-- Start of Information shown --
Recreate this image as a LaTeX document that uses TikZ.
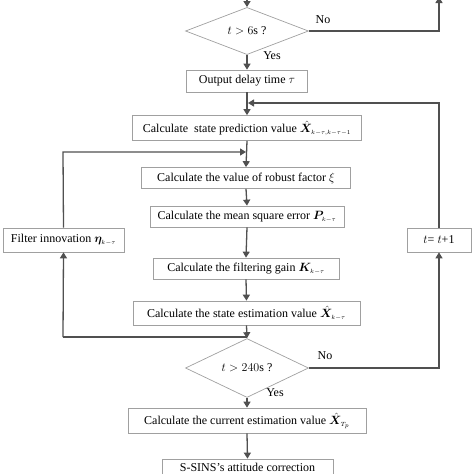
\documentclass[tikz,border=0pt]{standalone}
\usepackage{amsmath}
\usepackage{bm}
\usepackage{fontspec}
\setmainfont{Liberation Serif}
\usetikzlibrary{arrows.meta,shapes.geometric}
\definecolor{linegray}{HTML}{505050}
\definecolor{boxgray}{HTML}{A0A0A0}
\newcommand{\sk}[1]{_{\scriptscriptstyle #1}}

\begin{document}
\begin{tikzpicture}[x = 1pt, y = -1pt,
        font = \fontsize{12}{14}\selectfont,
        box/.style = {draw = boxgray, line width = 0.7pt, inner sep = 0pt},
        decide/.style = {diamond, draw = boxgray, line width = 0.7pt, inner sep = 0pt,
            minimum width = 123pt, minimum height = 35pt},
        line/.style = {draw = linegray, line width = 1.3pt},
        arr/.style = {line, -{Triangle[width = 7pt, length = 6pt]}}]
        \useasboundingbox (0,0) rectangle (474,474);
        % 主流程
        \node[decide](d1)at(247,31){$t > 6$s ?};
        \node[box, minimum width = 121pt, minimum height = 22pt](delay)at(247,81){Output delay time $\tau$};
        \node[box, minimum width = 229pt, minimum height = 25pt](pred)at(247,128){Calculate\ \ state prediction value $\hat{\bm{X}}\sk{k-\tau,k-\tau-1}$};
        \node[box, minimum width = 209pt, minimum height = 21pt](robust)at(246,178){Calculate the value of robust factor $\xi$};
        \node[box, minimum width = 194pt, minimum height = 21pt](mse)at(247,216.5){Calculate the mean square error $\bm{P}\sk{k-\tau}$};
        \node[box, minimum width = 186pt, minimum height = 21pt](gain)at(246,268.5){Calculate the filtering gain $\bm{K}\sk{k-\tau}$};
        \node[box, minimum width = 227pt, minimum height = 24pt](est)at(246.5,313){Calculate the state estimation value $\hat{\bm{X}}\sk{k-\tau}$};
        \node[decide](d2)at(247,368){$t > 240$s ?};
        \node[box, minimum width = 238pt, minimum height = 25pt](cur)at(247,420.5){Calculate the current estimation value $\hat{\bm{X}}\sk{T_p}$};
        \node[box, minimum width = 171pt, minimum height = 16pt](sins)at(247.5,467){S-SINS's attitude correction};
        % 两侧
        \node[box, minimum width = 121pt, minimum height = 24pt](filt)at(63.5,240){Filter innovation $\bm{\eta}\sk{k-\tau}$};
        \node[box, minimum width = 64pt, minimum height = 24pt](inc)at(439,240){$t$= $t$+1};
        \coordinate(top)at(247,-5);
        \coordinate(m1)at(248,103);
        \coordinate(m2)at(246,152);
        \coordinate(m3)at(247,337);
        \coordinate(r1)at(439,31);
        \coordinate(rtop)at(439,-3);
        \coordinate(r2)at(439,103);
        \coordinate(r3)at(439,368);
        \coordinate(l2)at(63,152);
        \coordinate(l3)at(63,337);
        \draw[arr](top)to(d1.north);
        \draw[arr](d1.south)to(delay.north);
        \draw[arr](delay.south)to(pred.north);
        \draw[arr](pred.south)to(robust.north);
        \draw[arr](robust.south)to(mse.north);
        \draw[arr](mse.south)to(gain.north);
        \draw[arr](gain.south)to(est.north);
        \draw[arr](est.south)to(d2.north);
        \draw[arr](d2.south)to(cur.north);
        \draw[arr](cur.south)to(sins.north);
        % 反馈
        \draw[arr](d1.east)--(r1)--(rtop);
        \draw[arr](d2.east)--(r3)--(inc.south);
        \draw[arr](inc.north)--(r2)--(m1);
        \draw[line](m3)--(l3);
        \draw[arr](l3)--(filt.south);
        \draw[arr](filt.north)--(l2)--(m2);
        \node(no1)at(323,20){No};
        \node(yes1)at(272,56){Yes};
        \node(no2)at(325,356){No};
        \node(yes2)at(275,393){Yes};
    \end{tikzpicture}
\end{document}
-- End of Information shown --
Stated exercise
Write the listing out a second time exactly, dropping all images.

Expected answer
Recreate this image as a LaTeX document that uses TikZ.
\documentclass[tikz,border=0pt]{standalone}
\usepackage{amsmath}
\usepackage{bm}
\usepackage{fontspec}
\setmainfont{Liberation Serif}
\usetikzlibrary{arrows.meta,shapes.geometric}
\definecolor{linegray}{HTML}{505050}
\definecolor{boxgray}{HTML}{A0A0A0}
\newcommand{\sk}[1]{_{\scriptscriptstyle #1}}

\begin{document}
\begin{tikzpicture}[x = 1pt, y = -1pt,
        font = \fontsize{12}{14}\selectfont,
        box/.style = {draw = boxgray, line width = 0.7pt, inner sep = 0pt},
        decide/.style = {diamond, draw = boxgray, line width = 0.7pt, inner sep = 0pt,
            minimum width = 123pt, minimum height = 35pt},
        line/.style = {draw = linegray, line width = 1.3pt},
        arr/.style = {line, -{Triangle[width = 7pt, length = 6pt]}}]
        \useasboundingbox (0,0) rectangle (474,474);
        % 主流程
        \node[decide](d1)at(247,31){$t > 6$s ?};
        \node[box, minimum width = 121pt, minimum height = 22pt](delay)at(247,81){Output delay time $\tau$};
        \node[box, minimum width = 229pt, minimum height = 25pt](pred)at(247,128){Calculate\ \ state prediction value $\hat{\bm{X}}\sk{k-\tau,k-\tau-1}$};
        \node[box, minimum width = 209pt, minimum height = 21pt](robust)at(246,178){Calculate the value of robust factor $\xi$};
        \node[box, minimum width = 194pt, minimum height = 21pt](mse)at(247,216.5){Calculate the mean square error $\bm{P}\sk{k-\tau}$};
        \node[box, minimum width = 186pt, minimum height = 21pt](gain)at(246,268.5){Calculate the filtering gain $\bm{K}\sk{k-\tau}$};
        \node[box, minimum width = 227pt, minimum height = 24pt](est)at(246.5,313){Calculate the state estimation value $\hat{\bm{X}}\sk{k-\tau}$};
        \node[decide](d2)at(247,368){$t > 240$s ?};
        \node[box, minimum width = 238pt, minimum height = 25pt](cur)at(247,420.5){Calculate the current estimation value $\hat{\bm{X}}\sk{T_p}$};
        \node[box, minimum width = 171pt, minimum height = 16pt](sins)at(247.5,467){S-SINS's attitude correction};
        % 两侧
        \node[box, minimum width = 121pt, minimum height = 24pt](filt)at(63.5,240){Filter innovation $\bm{\eta}\sk{k-\tau}$};
        \node[box, minimum width = 64pt, minimum height = 24pt](inc)at(439,240){$t$= $t$+1};
        \coordinate(top)at(247,-5);
        \coordinate(m1)at(248,103);
        \coordinate(m2)at(246,152);
        \coordinate(m3)at(247,337);
        \coordinate(r1)at(439,31);
        \coordinate(rtop)at(439,-3);
        \coordinate(r2)at(439,103);
        \coordinate(r3)at(439,368);
        \coordinate(l2)at(63,152);
        \coordinate(l3)at(63,337);
        \draw[arr](top)to(d1.north);
        \draw[arr](d1.south)to(delay.north);
        \draw[arr](delay.south)to(pred.north);
        \draw[arr](pred.south)to(robust.north);
        \draw[arr](robust.south)to(mse.north);
        \draw[arr](mse.south)to(gain.north);
        \draw[arr](gain.south)to(est.north);
        \draw[arr](est.south)to(d2.north);
        \draw[arr](d2.south)to(cur.north);
        \draw[arr](cur.south)to(sins.north);
        % 反馈
        \draw[arr](d1.east)--(r1)--(rtop);
        \draw[arr](d2.east)--(r3)--(inc.south);
        \draw[arr](inc.north)--(r2)--(m1);
        \draw[line](m3)--(l3);
        \draw[arr](l3)--(filt.south);
        \draw[arr](filt.north)--(l2)--(m2);
        \node(no1)at(323,20){No};
        \node(yes1)at(272,56){Yes};
        \node(no2)at(325,356){No};
        \node(yes2)at(275,393){Yes};
    \end{tikzpicture}
\end{document}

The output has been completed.